CONCORD, N.H. — Another big storm is putting local officials between a snowbank and a hard place for Tuesday’s annual town elections.
Though state law requires towns to hold annual elections on the second Tuesday in March, nearly 80 communities rescheduled their elections last year when a storm dumped more than 1 foot (0.3 meters) of snow across much of the state. That sparked widespread confusion about who has the authority to reschedule elections, but before lawmakers could agree on a solution Town Meeting Day and another storm arrived. The National Weather Service is warning of up to 14 inches (35 centimeters) of snow between midnight Monday and 8 a.m. Wednesday.
“Once again, Mother Nature has decided to have poor timing,” Perry Plummer, director Homeland Security and Emergency Management, told town moderators and other officials on a conference call Monday.
Many towns that postponed elections last year relied on another law allowing town moderators to move the “voting day of a meeting” in the event of a weather emergency. But Secretary of State William Gardner and Attorney General Gordon MacDonald said that law refers only to deliberative sessions and business meetings at which voters decide on budgets and other issues, not the voting by official ballot required under a 1976 amendment to the state Constitution.
“There is nothing in the law that allows anyone to postpone the election because the law is specific, it’s gotta be that day,” Gardner said in an interview. “I can’t do it for state elections. No one can do it.”
Judy Silva, executive director of the New Hampshire Municipal Association, said a few towns were considering postponing their elections but most planned to heed the message from the state. Some were scrambling to find enough poll workers, however.
“Everybody’s in a bit of a stew,” she said. “They are all feeling like they have to go ahead, and they are worried.”
On the conference call, one moderator said he was puzzled that the governor couldn’t help by declaring a state of emergency and was told that even that wouldn’t allow elections to be moved.
Another moderator in a town that holds its election as part of its Town Meeting asked if it would be acceptable for residents at the meeting to vote as a group to postpone. Richard Haskins said that’s what happened in his town, Hancock, last year, but Assistant Attorney General Matthew Broadhead told him that was not a valid option.
“That’s disappointing to hear that you’re not recognizing the people at the time, in their own town, deciding what they want to do in their own Town Meeting,” Haskins said.

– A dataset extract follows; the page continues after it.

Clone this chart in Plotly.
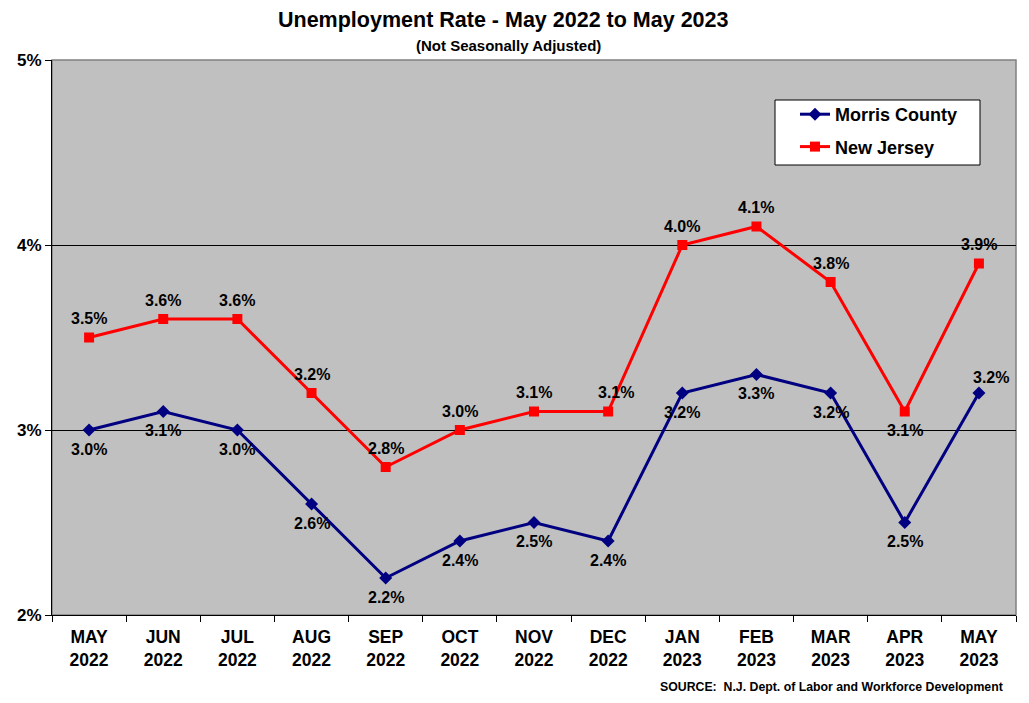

The forecast also prompted many voters to request absentee ballots and deal with confusion over the criteria for getting them. Bad weather is not a valid reason under the law, but Broadhead said physical disability or work obligations are. The latter could encompass someone caring for a child whose school is cancelled due to the storm.
Charles Putnam, town moderator in Rollinsford, blasted state officials for failing to reach out to local officials and accused them of making a “complete hash” out of the absentee-ballot process.
“This particular clarification comes way too late in the day — absentee ballots must be received before 5 p.m. the day before the election,” he said. “This dithering has created an enormous mess for really years to come in terms of the administration of absentee ballots.”